Design Considerations:

  • Handle extreme values: Log scales can be essential when comparing groups with very different ranges or when dealing with skewed data.
  • Simplify visual elements: Remove unnecessary grid lines that don’t aid in reading values or making comparisons.
  • Provide context: Clear group labels and axis titles help viewers understand what comparisons they’re making.
  • Consider alternatives: Violin plots or strip charts might better serve your purpose when sample sizes are small or when showing full distributions is important.

👥 DESIGN EXERCISE:

Practice deciding when log transforms reveal meaningful patterns. Experiment with removing different grid elements to create cleaner, more focused visualisations.

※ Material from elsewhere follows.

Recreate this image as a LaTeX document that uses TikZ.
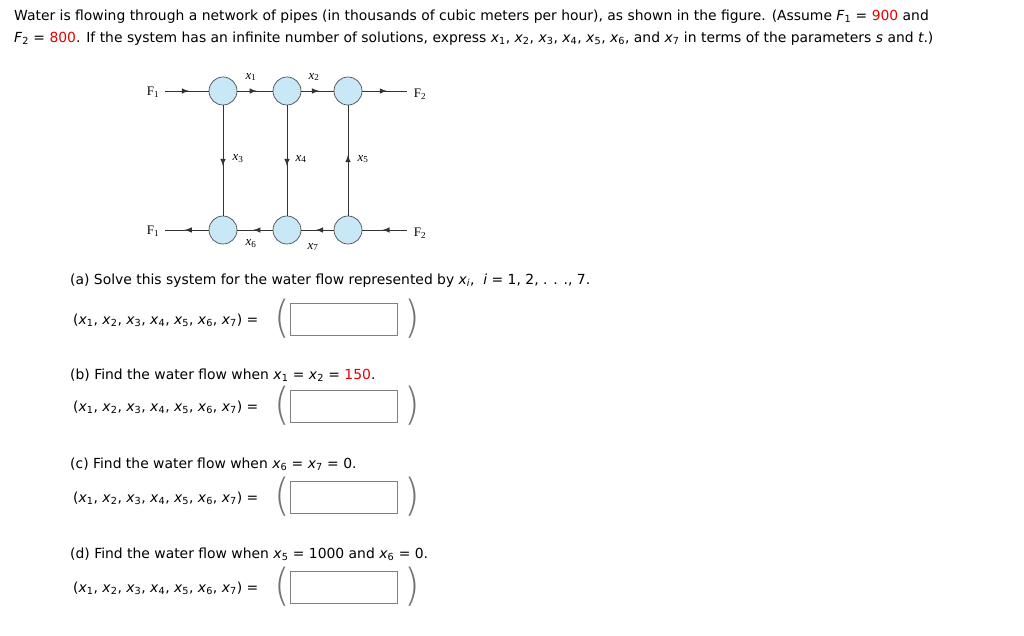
\documentclass[tikz,border=0pt]{standalone}
\usepackage{fontspec}
\setmainfont{DejaVu Sans}
\newfontfamily\serifd{Liberation Serif}
\newfontfamily\parenfont{DejaVu Sans ExtraLight}
\usetikzlibrary{decorations.markings}
\definecolor{nodefill}{RGB}{200,232,248}
\definecolor{redv}{RGB}{230,0,0}
\begin{document}
\begin{tikzpicture}[x=1pt,y=-1pt,
  txt/.style={anchor=base west,inner sep=0pt,font=\fontsize{13.9}{15}\selectfont},
  lab/.style={inner sep=0pt,font=\serifd\fontsize{13}{14}\selectfont\itshape},
  rlab/.style={inner sep=0pt,font=\serifd\fontsize{13}{14}\selectfont},
  junc/.style={circle,draw=black!70,line width=0.7pt,fill=nodefill,minimum size=28pt,inner sep=0pt},
  pipe/.style={draw=black!80,line width=0.9pt,postaction={decorate},decoration={markings,mark=at position 0.55 with {\arrow[scale=1.3]{latex}}}},
  ansbox/.style={draw=black!50,minimum width=107pt,minimum height=32pt,inner sep=0pt},
  paren/.style={inner sep=0pt,font=\parenfont\fontsize{40}{42}\selectfont,text=black!55,yscale=1.1}]
\useasboundingbox (0,0) rectangle (1024,635);
\node[txt] (t1) at (14,20) {Water is flowing through a network of pipes (in thousands of cubic meters per hour), as shown in the figure. (Assume \textit{F}\textsubscript{1} = \textcolor{redv}{900} and};
\node[txt] (t2) at (14,42) {\textit{F}\textsubscript{2} = \textcolor{redv}{800}. If the system has an infinite number of solutions, express \textit{x}\textsubscript{1}, \textit{x}\textsubscript{2}, \textit{x}\textsubscript{3}, \textit{x}\textsubscript{4}, \textit{x}\textsubscript{5}, \textit{x}\textsubscript{6}, and \textit{x}\textsubscript{7} in terms of the parameters \textit{s} and \textit{t}.)};
% network
\node[junc] (a) at (223,91) {};
\node[junc] (b) at (287,91) {};
\node[junc] (c) at (348,91) {};
\node[junc] (d) at (223,230) {};
\node[junc] (e) at (287,230) {};
\node[junc] (f) at (348,230) {};
\node[rlab] (f1t) at (153,92) {F\textsubscript{1}};
\node[rlab] (f2t) at (420,94) {F\textsubscript{2}};
\node[rlab] (f1b) at (153,231) {F\textsubscript{1}};
\node[rlab] (f2b) at (420,233) {F\textsubscript{2}};
\coordinate (p1) at (165,91);
\coordinate (p2) at (407,91);
\coordinate (p3) at (165,230);
\coordinate (p4) at (407,230);
\path[pipe] (p1) -- (a);
\path[pipe] (a) -- (b);
\path[pipe] (b) -- (c);
\path[pipe] (c) -- (p2);
\path[pipe] (a) -- (d);
\path[pipe] (b) -- (e);
\path[pipe] (f) -- (c);
\path[pipe] (p4) -- (f);
\path[pipe] (f) -- (e);
\path[pipe] (e) -- (d);
\path[pipe] (d) -- (p3);
\node[lab] (l1) at (251,77) {x\textsubscript{\upshape 1}};
\node[lab] (l2) at (314,77) {x\textsubscript{\upshape 2}};
\node[lab] (l3) at (238,159) {x\textsubscript{\upshape 3}};
\node[lab] (l4) at (301,159) {x\textsubscript{\upshape 4}};
\node[lab] (l5) at (363,159) {x\textsubscript{\upshape 5}};
\node[lab] (l6) at (251,244) {x\textsubscript{\upshape 6}};
\node[lab] (l7) at (313,247) {x\textsubscript{\upshape 7}};
% questions
\node[txt] (qa) at (70,284) {(a) Solve this system for the water flow represented by \textit{x\textsubscript{i}}, \ \textit{i} = 1, 2, . . ., 7.};
\node[txt] (qb) at (70,379) {(b) Find the water flow when \textit{x}\textsubscript{1} = \textit{x}\textsubscript{2} = \textcolor{redv}{150}.};
\node[txt] (qc) at (70,468) {(c) Find the water flow when \textit{x}\textsubscript{6} = \textit{x}\textsubscript{7} = 0.};
\node[txt] (qd) at (70,558) {(d) Find the water flow when \textit{x}\textsubscript{5} = 1000 and \textit{x}\textsubscript{6} = 0.};
\foreach \n/\y in {A/319,B/406,C/497,D/587}{
  \node[txt] (v\n) at (73,\y+5) {(\textit{x}\textsubscript{1}, \textit{x}\textsubscript{2}, \textit{x}\textsubscript{3}, \textit{x}\textsubscript{4}, \textit{x}\textsubscript{5}, \textit{x}\textsubscript{6}, \textit{x}\textsubscript{7}) =};
  \node[paren] (lp\n) at (282,\y) {(};
  \node[ansbox] (box\n) at (344,\y) {};
  \node[paren] (rp\n) at (412,\y) {)};
}
\end{tikzpicture}
\end{document}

plt.figure(figsize=(8, 6))

sns.boxplot(
    data=gapminder_oceania_82,
    x="continent",
    y="pop",
    showfliers=False
)

sns.stripplot(
    data=gapminder_oceania_82,
    x="continent",
    y="pop",
    color="black",
    alpha=0.4,
    size=4,
    jitter=True
)

plt.yscale("log")
plt.title("Population distributions with individual countries visible (1982)")
plt.xlabel("Continent")
plt.ylabel("Population (log scale)")
sns.despine()
plt.show()

2.6 Density Plots: Understanding Continuous Distributions

Density plots provide smooth representations of data distributions and are particularly useful for comparing multiple groups. When examining the distribution of gdp per capita values in a specific year from the gapminder dataset, they reveal the shape and concentration of economic development across countries.

# Filter data for 1952 (similar to original example)
gapminder_52 = gapminder[gapminder["year"] == 1952]

# Basic density plot (only density curve, no hitogram)
plt.figure(figsize=(8, 5))
sns.kdeplot(data=gapminder_52, x="gdp_per_cap")
plt.xscale("log")
plt.title("Density Distribution of GDP per Capita (1952)")
plt.xlabel("GDP (log scale)")
plt.ylabel("Density")
plt.show()

Effective Design Elements:

  • Transform when needed: Log scales can reveal patterns in skewed data that would be invisible on linear scales.
  • Minimise visual noise: Reduce grid lines and other decorative elements that don’t contribute to understanding.
  • Consider bandwidth: The smoothing parameter affects how much detail versus generalisation your plot shows.
  • Enable comparison: When showing multiple densities, use transparency and distinct colors to enable easy comparison.

👥 DESIGN EXERCISE:

Explore how different transformations affect the insights you can draw from density plots. Practice balancing detail with clarity by adjusting smoothing parameters.

plt.figure(figsize=(8, 5))

sns.kdeplot(
    data=gapminder_52,
    x="gdp_per_cap",
    hue="continent",
    common_norm=False,
    alpha=0.5
)

plt.xscale("log")
plt.title("GDP per capita distributions by continent (1952)")
plt.xlabel("GDP per capita (log scale)")
plt.ylabel("Density")
sns.despine()
plt.show()

Universal Design Principles

Across all visualisation types, several principles enhance effectiveness:

Accessibility: Ensure your visualisations work for colorblind viewers and can be understood in black and white. Use patterns, shapes, and positioning alongside color.

Clarity: Every element should serve a purpose. Remove or de-emphasize anything that doesn’t directly contribute to understanding your data.

Context: Provide enough information for viewers to understand what they’re seeing without overwhelming them with unnecessary detail.

Consistency: Use consistent scales, colors, and styling across related visualisations to enable easy comparison.

Focus: Direct attention to the most important insights through strategic use of color, size, and positioning.

Remember: the goal of data visualisation is to facilitate understanding and insight, not to showcase technical capabilities. Always prioritize clarity and accessibility over visual complexity.